Advanced Considerations
For anisotropic materials, such as composite laminates or single-crystal alloys, thermal conductivity varies with direction. When using the calculator, ensure you substitute direction-specific k and α values. Specific heat remains a scalar property, but the directionality of conduction and diffusivity affects the derived result. When dealing with porous materials and foams, density must include the actual bulk density rather than solid density; otherwise, the calculated cp will be artificially low.
Transient thermal modeling software often requires cp as a function of temperature. Using the calculator with several temperature-specific conductivity and diffusivity data points allows you to generate a profile. Exporting these values into a simulation ensures realistic heat storage predictions, which is vital for processes like additive manufacturing where thermal gradients change rapidly.
Practical Tips
- Verify temperature equilibrium before recording measurements; inconsistent temperatures cause large errors in diffusion-based calculations.
- Use consistent units throughout, preferably SI. Mixing centimeter-based density with meter-based thermal conductivity leads to mistakes.

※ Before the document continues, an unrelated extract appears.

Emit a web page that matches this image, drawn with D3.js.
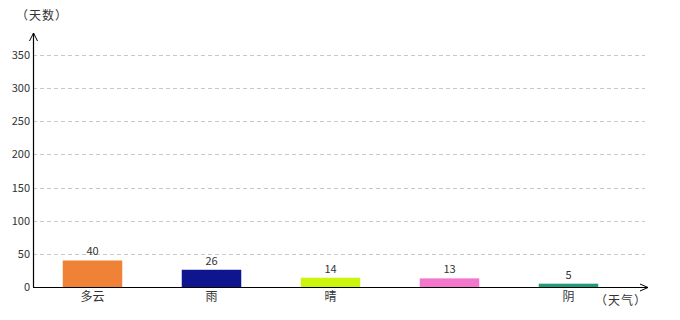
<!DOCTYPE html>
<html>
<head>
<meta charset="utf-8">
<script src="https://cdn.jsdelivr.net/npm/d3@7"></script>
<style>
  body { margin: 0; background: #fff; }
  text { font-family: "Noto Sans CJK SC", "DejaVu Sans", sans-serif; }
  .title { font-feature-settings: "fwid"; letter-spacing: 1px; }
</style>
</head>
<body>
<div id="chart"></div>
<script>
var categories = ["多云", "雨", "晴", "", "阴"];
var values = [40, 26, 14, 13, 5];
var colors = ["#ef8237", "#0f148f", "#ccf50e", "#f276cb", "#1f9c7b"];
var yTicks = [0, 50, 100, 150, 200, 250, 300, 350];

var svgWidth = 680, svgHeight = 320;
var x0 = 33, y0 = 287;

var svg = d3.select("#chart").append("svg")
  .attr("width", svgWidth)
  .attr("height", svgHeight);

var xScale = d3.scaleBand()
  .domain(d3.range(categories.length))
  .range([x0, x0 + 119 * categories.length])
  .paddingInner(0.5)
  .paddingOuter(0.25);

var yScale = d3.scaleLinear()
  .domain([0, 350])
  .range([y0, 55]);

// grid lines
svg.append("g").selectAll("line")
  .data(yTicks.filter(d => d > 0))
  .enter().append("line")
  .attr("x1", x0).attr("x2", 645)
  .attr("y1", d => Math.round(yScale(d)) + 0.5)
  .attr("y2", d => Math.round(yScale(d)) + 0.5)
  .attr("stroke", "#c8c8c8")
  .attr("stroke-dasharray", "4,3");

// y tick labels
svg.append("g").selectAll("text")
  .data(yTicks)
  .enter().append("text")
  .attr("x", x0 - 3)
  .attr("y", d => yScale(d) + 4)
  .attr("text-anchor", "end")
  .attr("font-size", 11)
  .attr("fill", "#333")
  .text(d => d);

// bars
svg.append("g").selectAll("rect")
  .data(values)
  .enter().append("rect")
  .attr("x", (d, i) => xScale(i))
  .attr("width", xScale.bandwidth())
  .attr("y", d => yScale(d))
  .attr("height", d => y0 - yScale(d))
  .attr("fill", (d, i) => colors[i]);

// value labels
svg.append("g").selectAll("text")
  .data(values)
  .enter().append("text")
  .attr("x", (d, i) => xScale(i) + xScale.bandwidth() / 2)
  .attr("y", d => yScale(d) - 5)
  .attr("text-anchor", "middle")
  .attr("font-size", 11)
  .attr("fill", "#333")
  .text(d => d);

// category labels
svg.append("g").selectAll("text")
  .data(categories)
  .enter().append("text")
  .attr("x", (d, i) => xScale(i) + xScale.bandwidth() / 2)
  .attr("y", y0 + 14)
  .attr("text-anchor", "middle")
  .attr("font-size", 12)
  .attr("fill", "#333")
  .text(d => d);

// axes with arrows
svg.append("line")
  .attr("x1", x0 + 0.5).attr("x2", x0 + 0.5)
  .attr("y1", y0).attr("y2", 33)
  .attr("stroke", "#000").attr("stroke-width", 1.2);
svg.append("path")
  .attr("d", `M${x0 - 3.5},${41} L${x0 + 0.5},${33} L${x0 + 4.5},${41}`)
  .attr("fill", "none").attr("stroke", "#000");

svg.append("line")
  .attr("x1", x0).attr("x2", 648)
  .attr("y1", y0 + 0.5).attr("y2", y0 + 0.5)
  .attr("stroke", "#000").attr("stroke-width", 1.2);
svg.append("path")
  .attr("d", `M640,${y0 - 3} L648,${y0 + 0.5} L640,${y0 + 4}`)
  .attr("fill", "none").attr("stroke", "#000");

// axis titles
svg.append("text")
  .attr("class", "title")
  .attr("x", 16).attr("y", 20)
  .attr("font-size", 12).attr("fill", "#333")
  .text("（天数）");

svg.append("text")
  .attr("class", "title")
  .attr("x", 595).attr("y", 305)
  .attr("font-size", 12).attr("fill", "#333")
  .text("（天气）");
</script>
</body>
</html>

- Consider impurities. Alloying or moisture content can drastically shift thermal diffusivity, impacting the derived specific heat.
- Leverage multiple datasets. If several independent measurements exist, average the results and compute standard deviation to gauge reliability.
- When working with powders or granular materials, determine effective density and thermal diffusivity at the packing fraction of interest.
By mastering these details, you will confidently convert thermal conductivity data into specific heat capacity values, enabling more robust thermal designs.